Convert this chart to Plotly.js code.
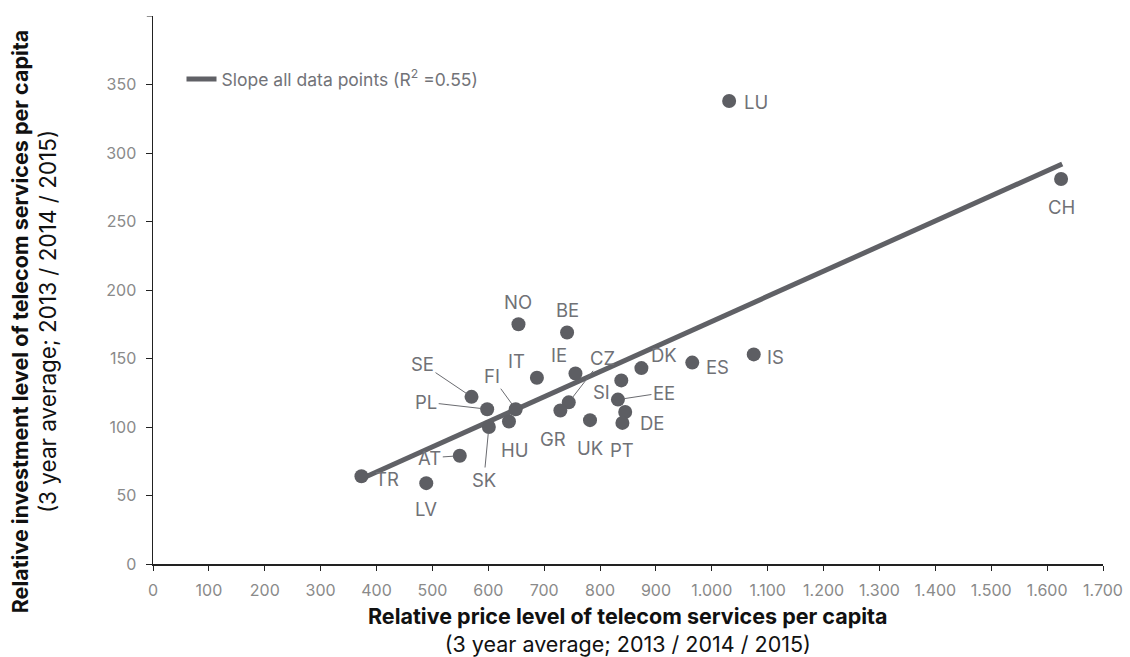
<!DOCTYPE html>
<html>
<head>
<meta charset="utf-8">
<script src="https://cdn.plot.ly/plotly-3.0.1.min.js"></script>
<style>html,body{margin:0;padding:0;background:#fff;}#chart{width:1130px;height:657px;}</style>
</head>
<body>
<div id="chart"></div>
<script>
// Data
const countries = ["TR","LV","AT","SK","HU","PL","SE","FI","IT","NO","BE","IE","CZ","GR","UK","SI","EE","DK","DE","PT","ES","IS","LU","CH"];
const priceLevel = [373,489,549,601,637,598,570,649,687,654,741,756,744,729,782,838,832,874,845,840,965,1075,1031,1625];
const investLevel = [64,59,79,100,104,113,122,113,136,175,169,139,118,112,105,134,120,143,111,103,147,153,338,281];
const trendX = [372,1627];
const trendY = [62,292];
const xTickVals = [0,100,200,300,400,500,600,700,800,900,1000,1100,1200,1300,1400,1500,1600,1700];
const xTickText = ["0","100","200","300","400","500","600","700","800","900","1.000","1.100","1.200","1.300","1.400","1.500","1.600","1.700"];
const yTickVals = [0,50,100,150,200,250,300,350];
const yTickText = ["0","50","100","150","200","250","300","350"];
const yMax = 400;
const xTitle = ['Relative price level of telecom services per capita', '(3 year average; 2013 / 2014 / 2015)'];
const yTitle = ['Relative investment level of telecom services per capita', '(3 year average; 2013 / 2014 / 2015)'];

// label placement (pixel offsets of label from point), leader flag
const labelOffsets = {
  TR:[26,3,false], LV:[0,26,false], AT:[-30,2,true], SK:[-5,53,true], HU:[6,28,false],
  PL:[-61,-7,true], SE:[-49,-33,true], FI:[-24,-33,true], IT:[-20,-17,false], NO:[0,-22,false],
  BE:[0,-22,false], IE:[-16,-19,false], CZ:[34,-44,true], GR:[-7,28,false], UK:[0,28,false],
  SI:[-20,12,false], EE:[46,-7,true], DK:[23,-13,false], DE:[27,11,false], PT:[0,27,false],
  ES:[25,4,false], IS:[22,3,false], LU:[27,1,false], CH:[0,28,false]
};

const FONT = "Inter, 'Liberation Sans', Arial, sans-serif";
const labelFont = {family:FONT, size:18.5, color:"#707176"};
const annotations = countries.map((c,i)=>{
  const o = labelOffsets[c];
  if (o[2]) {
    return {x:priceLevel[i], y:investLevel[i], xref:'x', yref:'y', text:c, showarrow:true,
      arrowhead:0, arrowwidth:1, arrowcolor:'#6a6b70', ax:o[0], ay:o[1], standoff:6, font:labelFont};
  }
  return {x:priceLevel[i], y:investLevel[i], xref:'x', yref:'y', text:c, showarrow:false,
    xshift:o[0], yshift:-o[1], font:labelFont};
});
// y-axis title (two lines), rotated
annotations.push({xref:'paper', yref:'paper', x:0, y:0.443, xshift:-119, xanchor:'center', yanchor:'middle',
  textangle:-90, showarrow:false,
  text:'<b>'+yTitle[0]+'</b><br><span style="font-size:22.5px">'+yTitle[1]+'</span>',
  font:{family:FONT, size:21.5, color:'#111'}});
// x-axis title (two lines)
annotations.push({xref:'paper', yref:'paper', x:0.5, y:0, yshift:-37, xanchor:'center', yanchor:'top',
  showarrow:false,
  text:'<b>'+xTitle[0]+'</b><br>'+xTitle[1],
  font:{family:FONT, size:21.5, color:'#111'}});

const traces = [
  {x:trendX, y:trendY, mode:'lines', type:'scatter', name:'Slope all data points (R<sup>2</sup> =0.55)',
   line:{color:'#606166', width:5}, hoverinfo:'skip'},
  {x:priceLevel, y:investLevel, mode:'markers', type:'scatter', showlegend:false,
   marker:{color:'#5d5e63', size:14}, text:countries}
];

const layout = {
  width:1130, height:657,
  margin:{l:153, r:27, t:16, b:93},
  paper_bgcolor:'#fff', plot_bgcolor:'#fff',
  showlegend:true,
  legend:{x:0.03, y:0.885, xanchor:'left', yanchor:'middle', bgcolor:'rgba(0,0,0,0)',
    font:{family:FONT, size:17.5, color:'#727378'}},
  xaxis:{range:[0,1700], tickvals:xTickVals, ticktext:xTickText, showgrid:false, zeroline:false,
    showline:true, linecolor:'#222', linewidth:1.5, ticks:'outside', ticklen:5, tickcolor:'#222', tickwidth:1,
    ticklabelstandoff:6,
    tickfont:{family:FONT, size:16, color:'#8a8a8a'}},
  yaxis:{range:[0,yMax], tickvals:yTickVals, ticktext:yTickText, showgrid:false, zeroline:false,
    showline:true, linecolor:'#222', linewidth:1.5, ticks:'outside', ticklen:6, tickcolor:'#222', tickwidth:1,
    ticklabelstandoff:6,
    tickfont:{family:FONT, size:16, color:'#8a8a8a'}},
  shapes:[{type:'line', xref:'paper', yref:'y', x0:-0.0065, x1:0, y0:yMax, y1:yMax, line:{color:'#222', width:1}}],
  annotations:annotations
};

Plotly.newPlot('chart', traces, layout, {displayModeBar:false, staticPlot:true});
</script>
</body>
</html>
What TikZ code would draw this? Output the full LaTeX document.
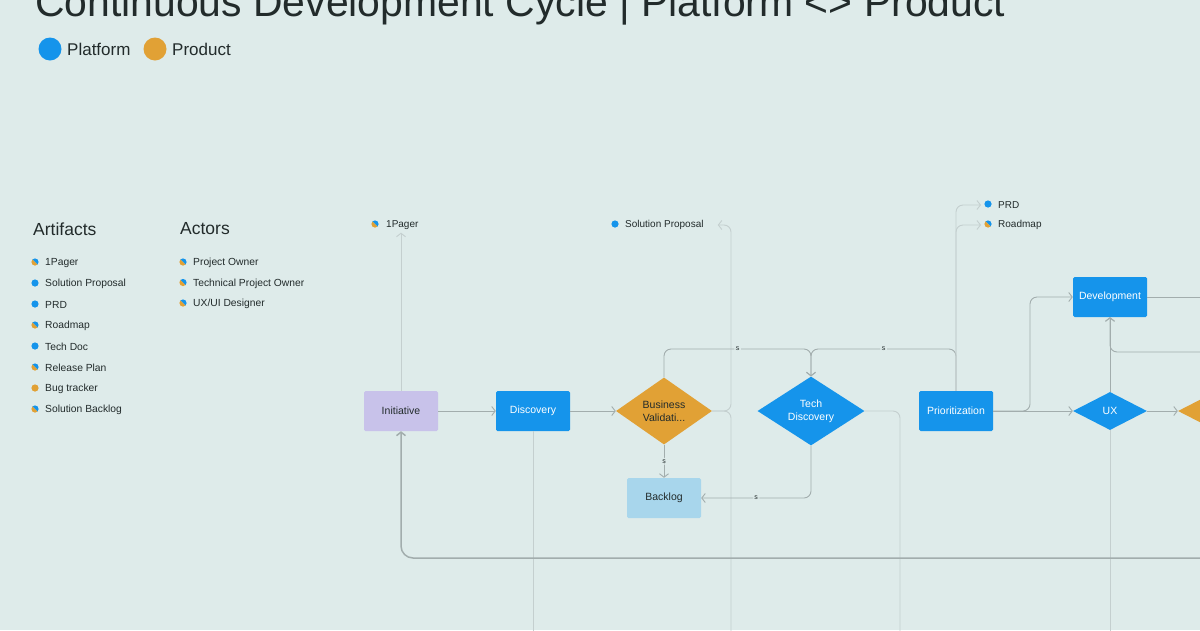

OBJECTIVE:
Go over the entries above and say how many lines hold the string "this", with no other text.

REPLY TO THE TASK:
2